Now my sympathies were with the mother. I cried not when she died, but when Apu left for Kolkata, when she waited for him. Her loneliness, her subtle hope that her son might return, that he might become something moved me deeply.
The happiest moment for me was when Apu deliberately missed his train to be with her. I was submerged in their joys and their griefs. That is the power of Ray. He makes us part of their lives.
The Universal Legacy
Ray was not sure of the trilogy’s success. But he believed that if he could portray universal emotions, he could cross barriers of geography and culture.

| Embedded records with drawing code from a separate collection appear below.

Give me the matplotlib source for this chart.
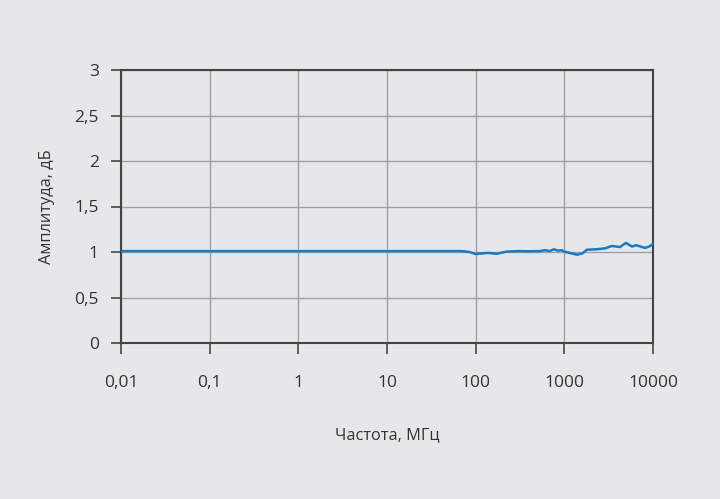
import matplotlib
matplotlib.use("Agg")
import matplotlib.pyplot as plt
from matplotlib.ticker import FixedLocator, FuncFormatter, NullLocator

# frequency, MHz / amplitude, dB
freq = [0.01, 0.1, 1, 10, 50, 70, 85, 100, 120, 138, 155, 174, 200, 225,
        300, 400, 531, 605, 689, 760, 848, 930, 1000, 1150, 1389, 1600,
        1800, 2300, 2873, 3445, 4244, 4956, 5795, 6427, 7200, 8121, 9000, 10000]
ampl = [1.01, 1.01, 1.01, 1.01, 1.01, 1.01, 1.0, 0.978, 0.985, 0.99, 0.985, 0.98,
        0.995, 1.005, 1.01, 1.008, 1.01, 1.02, 1.01, 1.03, 1.015, 1.02, 1.005, 0.99,
        0.97, 0.985, 1.025, 1.03, 1.04, 1.066, 1.055, 1.10, 1.06, 1.075, 1.06,
        1.045, 1.06, 1.085]

xticks = [0.01, 0.1, 1, 10, 100, 1000, 10000]
yticks = [0, 0.5, 1, 1.5, 2, 2.5, 3]

bg = "#e6e7e9"
txt = "#333333"
plt.rcParams["font.family"] = ["Open Sans", "DejaVu Sans"]

fig = plt.figure(figsize=(7.2, 4.99), dpi=100, facecolor=bg)
ax = fig.add_axes([121 / 720, 1 - 343 / 499, 532 / 720, 273 / 499])
ax.set_facecolor(bg)

ax.plot(freq, ampl, color="#1a7ac4", lw=1.8, zorder=3)

ax.set_xscale("log")
ax.set_xlim(0.01, 10000)
ax.set_ylim(0, 3)
ax.xaxis.set_major_locator(FixedLocator(xticks))
ax.xaxis.set_minor_locator(NullLocator())
ax.yaxis.set_major_locator(FixedLocator(yticks))


def fmt(v, pos):
    return ("%g" % v).replace(".", ",")


ax.xaxis.set_major_formatter(FuncFormatter(fmt))
ax.yaxis.set_major_formatter(FuncFormatter(fmt))

ax.grid(True, color="#a0a0a0", lw=1.0)
for s in ax.spines.values():
    s.set_color("#444444")
    s.set_linewidth(1.5)

ax.tick_params(axis="x", direction="out", length=8, width=1.2, color="#444444",
               pad=15, labelsize=12.5, labelcolor=txt)
ax.tick_params(axis="y", direction="out", length=7, width=1.2, color="#444444",
               pad=9, labelsize=12.5, labelcolor=txt)

ax.set_xlabel("Частота, МГц", fontsize=11.8, color=txt, labelpad=26)
ax.set_ylabel("Амплитуда, дБ", fontsize=11.8, color=txt, labelpad=14)

fig.savefig("out.png", dpi=100, facecolor=bg)
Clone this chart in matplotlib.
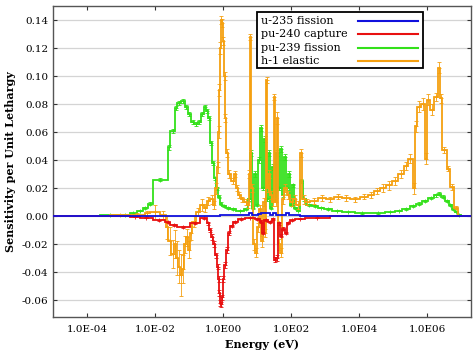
import numpy as np
import matplotlib
matplotlib.use('Agg')
import matplotlib.pyplot as plt
from matplotlib.patches import Rectangle

plt.rcParams['font.family'] = 'DejaVu Serif'

# group boundaries (eV) and sensitivity per unit lethargy for each series
u235_edges = [1e-5, 0.211, 0.816, 3.16, 5.82, 7.13, 10.7, 13.1, 24.1, 29.5, 36.2, 71.3, 87.3, 184, 1.97e7]
u235_vals = [0.0, 0.0003, 0.0005, 0.0008, 0.002, 0.0008, 0.0012, 0.0025, 0.001, 0.002, 0.0008, 0.0025, 0.0005, 0.0]

pu240_edges = [1e-5, 1.8e-3, 3.6e-3, 8.7e-3, 2.0e-2, 2.8e-2, 4.4e-2, 0.107, 0.211, 0.338,
               0.387, 0.444, 0.508, 0.582, 0.667, 0.713, 0.763, 0.816, 0.873, 0.934,
               1.0, 1.07, 1.22, 1.40, 1.61, 1.97, 2.76, 4.44, 8.73, 12.2,
               14.0, 16.1, 21.1, 27.6, 31.6, 36.2, 41.5, 47.5, 54.3, 66.6,
               76.2, 93.5, 131, 258, 1400, 1.97e7]
pu240_vals = [0.0, -0.0005, -0.001, -0.003, -0.0045, -0.0064, -0.0076, -0.005, -0.0015, -0.005,
              -0.01, -0.015, -0.02, -0.028, -0.036, -0.045, -0.055, -0.062, -0.063, -0.058,
              -0.045, -0.035, -0.024, -0.012, -0.007, -0.004, -0.002, -0.001, -0.002, -0.004,
              -0.012, -0.003, -0.004, -0.002, -0.031, -0.03, -0.005, -0.014, -0.009, -0.012,
              -0.005, -0.003, -0.002, -0.001, 0.0]
pu240_err = [0, 0.0003, 0.0003, 0.0005, 0.0005, 0.0006, 0.0006, 0.0005, 0.0005, 0.001,
             0.0015, 0.002, 0.002, 0.002, 0.002, 0.002, 0.002, 0.002, 0.002, 0.002,
             0.002, 0.002, 0.002, 0.0015, 0.001, 0.0008, 0.0005, 0.0004, 0.0005, 0.001,
             0.001, 0.0008, 0.0008, 0.0005, 0.002, 0.002, 0.001, 0.001, 0.001, 0.001,
             0.0008, 0.0005, 0.0004, 0.0003, 0]

pu239_edges = [1e-5, 2.4e-4, 9.4e-4, 1.8e-3, 3.0e-3, 4.4e-3, 6.2e-3, 8.7e-3, 2.4e-2, 2.8e-2,
               3.9e-2, 4.4e-2, 5.8e-2, 7.6e-2, 9.3e-2, 0.115, 0.14, 0.184, 0.225, 0.276,
               0.316, 0.362, 0.415, 0.475, 0.543, 0.622, 0.713, 0.816, 0.934, 1.22,
               1.61, 2.41, 4.15, 5.44, 6.22, 7.13, 8.16, 9.35, 10.7, 12.2,
               14.0, 16.1, 18.4, 21.1, 24.1, 27.6, 31.6, 36.2, 41.5, 47.5,
               54.3, 62.2, 71.3, 81.6, 93.5, 107, 122, 150, 184, 225,
               276, 415, 622, 934, 1610, 3160, 7620, 21100, 58200, 1.15e5,
               1.84e5, 3.16e5, 4.75e5, 7.13e5, 1.07e6, 1.61e6, 2.11e6, 2.58e6, 3.38e6, 4.44e6,
               5.44e6, 6.66e6, 8.16e6, 1.0e7, 1.97e7]
pu239_vals = [0.0, 0.0005, 0.001, 0.002, 0.004, 0.006, 0.009, 0.026, 0.049, 0.061,
              0.077, 0.081, 0.082, 0.078, 0.073, 0.067, 0.066, 0.067, 0.073, 0.078,
              0.075, 0.07, 0.052, 0.038, 0.027, 0.02, 0.014, 0.009, 0.007, 0.006,
              0.005, 0.004, 0.005, 0.012, 0.045, 0.006, 0.03, 0.008, 0.04, 0.063,
              0.02, 0.055, 0.012, 0.045, 0.006, 0.035, 0.012, 0.045, 0.02, 0.048,
              0.015, 0.042, 0.02, 0.03, 0.008, 0.022, 0.006, 0.004, 0.025, 0.012,
              0.008, 0.007, 0.006, 0.005, 0.004, 0.003, 0.002, 0.002, 0.003, 0.004,
              0.005, 0.007, 0.009, 0.011, 0.013, 0.015, 0.016, 0.014, 0.011, 0.008,
              0.005, 0.003, 0.001, 0.0]
pu239_err = [0, 0.0002, 0.0003, 0.0005, 0.0005, 0.0008, 0.001, 0.001, 0.0015, 0.0015,
             0.0015, 0.0015, 0.0015, 0.0015, 0.0015, 0.0015, 0.0015, 0.0015, 0.0015, 0.0015,
             0.0015, 0.0015, 0.0015, 0.0015, 0.0012, 0.001, 0.001, 0.001, 0.0008, 0.0008,
             0.0006, 0.0006, 0.0006, 0.001, 0.002, 0.001, 0.002, 0.001, 0.002, 0.002,
             0.001, 0.002, 0.001, 0.002, 0.001, 0.002, 0.001, 0.002, 0.001, 0.002,
             0.001, 0.002, 0.001, 0.002, 0.001, 0.001, 0.0008, 0.0006, 0.0015, 0.001,
             0.0008, 0.0006, 0.0005, 0.0005, 0.0004, 0.0003, 0.0003, 0.0003, 0.0003, 0.0004,
             0.0005, 0.0006, 0.0008, 0.0008, 0.001, 0.001, 0.001, 0.001, 0.0008, 0.0006,
             0.0005, 0.0004, 0.0002, 0]

h1_edges = [1e-5, 4.7e-4, 1.8e-3, 5.1e-3, 7.1e-3, 1.4e-2, 2.1e-2, 2.4e-2, 3.0e-2, 3.6e-2,
            4.1e-2, 4.7e-2, 5.4e-2, 6.2e-2, 7.1e-2, 8.2e-2, 9.3e-2, 0.107, 0.122, 0.161,
            0.211, 0.276, 0.338, 0.415, 0.508, 0.582, 0.667, 0.713, 0.763, 0.816,
            0.873, 0.934, 1.0, 1.07, 1.15, 1.22, 1.40, 1.72, 2.11, 2.41,
            2.76, 3.38, 4.15, 5.08, 5.82, 6.22, 6.66, 7.62, 8.73, 10.0,
            11.5, 13.1, 15.0, 17.2, 18.4, 19.7, 21.1, 24.1, 27.6, 31.6,
            33.8, 38.7, 41.5, 47.5, 54.3, 62.2, 76.2, 93.5, 115, 140,
            184, 211, 258, 362, 622, 1070, 1840, 3160, 5440, 10700,
            18400, 27600, 41500, 62200, 93400, 1.40e5, 2.11e5, 2.76e5, 3.87e5, 4.44e5,
            5.08e5, 6.66e5, 8.73e5, 1.0e6, 1.22e6, 1.61e6, 2.11e6, 2.41e6, 2.76e6, 3.87e6,
            4.75e6, 6.22e6, 8.16e6, 1.97e7]
h1_vals = [0.0, 0.0005, 0.001, 0.002, 0.003, 0.001, -0.008, -0.018, -0.027, -0.02,
           -0.03, -0.036, -0.042, -0.038, -0.02, -0.015, -0.024, -0.012, -0.004, 0.003,
           0.008, 0.006, 0.011, 0.012, 0.008, 0.02, 0.035, 0.06, 0.09, 0.12,
           0.14, 0.138, 0.125, 0.1, 0.07, 0.045, 0.03, 0.025, 0.03, 0.02,
           0.015, 0.012, 0.01, 0.008, 0.03, 0.128, 0.02, -0.02, -0.026, -0.008,
           0.005, -0.018, 0.01, -0.012, 0.097, 0.02, 0.03, 0.015, 0.01, 0.085,
           0.01, 0.07, -0.02, -0.026, 0.012, 0.02, 0.015, 0.01, 0.012, 0.008,
           0.045, 0.012, 0.01, 0.011, 0.013, 0.012, 0.014, 0.013, 0.012, 0.014,
           0.015, 0.018, 0.02, 0.022, 0.025, 0.03, 0.036, 0.041, 0.02, 0.064,
           0.078, 0.08, 0.041, 0.083, 0.076, 0.085, 0.106, 0.084, 0.047, 0.034,
           0.021, 0.006, 0.0]
h1_err = [0, 0.0003, 0.001, 0.002, 0.005, 0.003, 0.008, 0.01, 0.01, 0.01,
          0.012, 0.012, 0.015, 0.01, 0.006, 0.006, 0.006, 0.005, 0.004, 0.003,
          0.004, 0.003, 0.003, 0.003, 0.003, 0.004, 0.004, 0.004, 0.004, 0.004,
          0.003, 0.003, 0.003, 0.003, 0.003, 0.003, 0.003, 0.002, 0.002, 0.002,
          0.002, 0.002, 0.002, 0.002, 0.003, 0.002, 0.003, 0.004, 0.003, 0.003,
          0.003, 0.004, 0.003, 0.003, 0.002, 0.003, 0.003, 0.003, 0.003, 0.002,
          0.003, 0.004, 0.004, 0.003, 0.003, 0.003, 0.003, 0.003, 0.003, 0.003,
          0.003, 0.003, 0.002, 0.002, 0.002, 0.002, 0.002, 0.002, 0.002, 0.002,
          0.002, 0.002, 0.003, 0.003, 0.003, 0.003, 0.003, 0.003, 0.004, 0.004,
          0.004, 0.004, 0.004, 0.004, 0.004, 0.003, 0.004, 0.003, 0.002, 0.002,
          0.002, 0.001, 0]

labels = ['u-235 fission', 'pu-240 capture', 'pu-239 fission', 'h-1 elastic']
colors = ['#1010dd', '#e81010', '#33e01a', '#f5a010']
xtick_vals = [1e-4, 1e-2, 1e0, 1e2, 1e4, 1e6]
xtick_labels = ['1.0E-04', '1.0E-02', '1.0E00', '1.0E02', '1.0E04', '1.0E06']

fig = plt.figure(figsize=(4.74, 3.55), dpi=100)
ax = fig.add_axes([53 / 474, 1 - 317 / 355, 418 / 474, 311 / 355])

series = [
    (pu239_edges, pu239_vals, pu239_err, colors[2], 2),
    (h1_edges, h1_vals, h1_err, colors[3], 3),
    (pu240_edges, pu240_vals, pu240_err, colors[1], 4),
]
for edges, vals, err, c, z in series:
    e = np.array(edges)
    v = np.array(vals)
    s = np.array(err)
    ax.stairs(v, e, baseline=None, color=c, lw=1.3, zorder=z)
    mid = np.sqrt(e[:-1] * e[1:])
    m = s > 0
    ax.errorbar(mid[m], v[m], yerr=s[m], fmt='+', ms=3, mew=0.6, color=c,
                elinewidth=0.6, capsize=1.5, capthick=0.6, zorder=z)

ax.stairs(u235_vals, u235_edges, baseline=None, color=colors[0], lw=1.3, zorder=5)

ax.set_xscale('log')
ax.set_xlim(1e-5, 1.97e7)
ax.set_ylim(-0.072, 0.15)
ax.set_xticks(xtick_vals)
ax.set_xticklabels(xtick_labels)
ax.xaxis.set_minor_locator(matplotlib.ticker.NullLocator())
ax.set_yticks(np.arange(-0.06, 0.141, 0.02))
ax.yaxis.set_major_formatter(matplotlib.ticker.FormatStrFormatter('%.2f'))
ax.tick_params(direction='in', top=True, right=True, length=3, width=0.8,
               labelsize=7.5, colors='#333333', labelcolor='black')
ax.tick_params(axis='x', pad=6)
ax.grid(axis='y', color='#d4d4d4', lw=0.9)
ax.set_axisbelow(True)
for sp in ax.spines.values():
    sp.set_color('#555555')
    sp.set_linewidth(1.0)

ax.set_xlabel('Energy (eV)', fontsize=8, fontweight='bold', labelpad=3)
ax.set_ylabel('Sensitivity per Unit Lethargy', fontsize=8, fontweight='bold', labelpad=4)

# legend box drawn by hand: text on the left, line sample on the right
box = Rectangle((0.488, 0.80), 0.397, 0.181, transform=ax.transAxes, facecolor='white',
                edgecolor='black', lw=1.3, zorder=10)
ax.add_patch(box)
row_y = [0.952, 0.909, 0.865, 0.823]
for lab, c, y in zip(labels, colors, row_y):
    ax.text(0.498, y, lab, transform=ax.transAxes, fontsize=8, va='center', ha='left', zorder=11)
    ax.plot([0.730, 0.873], [y, y], transform=ax.transAxes, color=c, lw=1.5, zorder=11)

fig.savefig('out.png', dpi=100)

Some critics accused him of romanticizing poverty. He disagreed, saying Pather Panchali was ruthless in its depiction. On originality, he was clear: a filmmaker may borrow material, but must colour it with his own experience. Books are not written for cinema; reshaping is essential, but never beyond recognition.
Every time I watch Pather Panchali, I am amazed that it was Ray’s first film. He was then an art director in advertising, restless to find freedom in another medium. He thought: “What Indian cinema needs today is not more gloss, but more imagination, more integrity, and a more intelligent appreciation of the medium’s limitations.”
Martin Scorsese once reminisced: “I saw all three pictures in one sitting in a theatre in Manhattan. I was mesmerized. That remarkable close-up of Apu’s eye in Pather Panchali, the way the cut works with the sudden burst of Ravi Shankar’s music — for me, that was one of those precious revelatory moments you have in a movie theatre, and it had a profound and lasting effect on me as a filmmaker. … And the trilogy was only the beginning of one of the greatest bodies of work in the history of cinema. … We all need to see Satyajit Ray’s films again and again. Taken all together, they’re one of our greatest treasures.”
Ray captured what was most fragile yet most enduring: the universality of love, loss, and renewal. For me, each viewing of the trilogy is a new beginning — much like Apu, carrying his son on his shoulders, stepping once more into the unknown.